Code that draws figures:
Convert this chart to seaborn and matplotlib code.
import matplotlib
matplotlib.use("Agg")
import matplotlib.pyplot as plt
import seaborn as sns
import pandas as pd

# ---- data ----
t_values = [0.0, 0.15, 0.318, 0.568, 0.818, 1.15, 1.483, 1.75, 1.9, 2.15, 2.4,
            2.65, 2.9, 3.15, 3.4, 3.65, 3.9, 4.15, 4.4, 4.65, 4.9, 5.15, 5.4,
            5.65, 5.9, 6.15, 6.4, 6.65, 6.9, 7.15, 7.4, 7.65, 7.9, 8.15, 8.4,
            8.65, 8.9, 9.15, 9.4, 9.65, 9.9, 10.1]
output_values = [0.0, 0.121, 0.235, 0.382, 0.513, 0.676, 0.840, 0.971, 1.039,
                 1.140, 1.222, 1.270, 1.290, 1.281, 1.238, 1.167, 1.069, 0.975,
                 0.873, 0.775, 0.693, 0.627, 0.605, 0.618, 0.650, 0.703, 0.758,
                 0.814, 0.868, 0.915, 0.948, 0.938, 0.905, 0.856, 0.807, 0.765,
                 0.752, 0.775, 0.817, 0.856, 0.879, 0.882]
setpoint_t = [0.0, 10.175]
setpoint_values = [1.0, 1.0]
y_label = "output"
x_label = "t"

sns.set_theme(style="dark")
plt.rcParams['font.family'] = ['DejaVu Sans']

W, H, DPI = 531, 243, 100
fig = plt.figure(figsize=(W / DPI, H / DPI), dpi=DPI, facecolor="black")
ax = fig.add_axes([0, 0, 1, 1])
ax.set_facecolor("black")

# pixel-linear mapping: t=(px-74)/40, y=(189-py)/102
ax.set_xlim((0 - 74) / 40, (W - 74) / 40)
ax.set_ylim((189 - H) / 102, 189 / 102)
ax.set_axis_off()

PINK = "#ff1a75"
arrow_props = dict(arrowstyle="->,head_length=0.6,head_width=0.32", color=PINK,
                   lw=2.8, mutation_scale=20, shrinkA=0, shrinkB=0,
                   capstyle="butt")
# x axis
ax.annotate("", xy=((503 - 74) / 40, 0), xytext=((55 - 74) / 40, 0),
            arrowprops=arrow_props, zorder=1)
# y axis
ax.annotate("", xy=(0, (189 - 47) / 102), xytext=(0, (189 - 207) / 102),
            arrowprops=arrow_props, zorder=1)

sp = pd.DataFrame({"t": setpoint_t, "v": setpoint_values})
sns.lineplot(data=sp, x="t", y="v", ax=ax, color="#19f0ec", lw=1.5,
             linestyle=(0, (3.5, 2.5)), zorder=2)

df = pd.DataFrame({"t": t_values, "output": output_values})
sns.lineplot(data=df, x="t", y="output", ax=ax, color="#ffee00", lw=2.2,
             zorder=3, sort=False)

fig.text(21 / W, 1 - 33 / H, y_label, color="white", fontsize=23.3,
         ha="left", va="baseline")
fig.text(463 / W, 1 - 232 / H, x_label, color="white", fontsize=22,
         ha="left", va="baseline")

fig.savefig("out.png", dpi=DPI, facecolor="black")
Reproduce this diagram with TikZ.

Written task –
Review the preceding data and report every line that includes the string "matplotlib".

Solution for this task –
Convert this chart to seaborn and matplotlib code.
import matplotlib
matplotlib.use("Agg")
import matplotlib.pyplot as plt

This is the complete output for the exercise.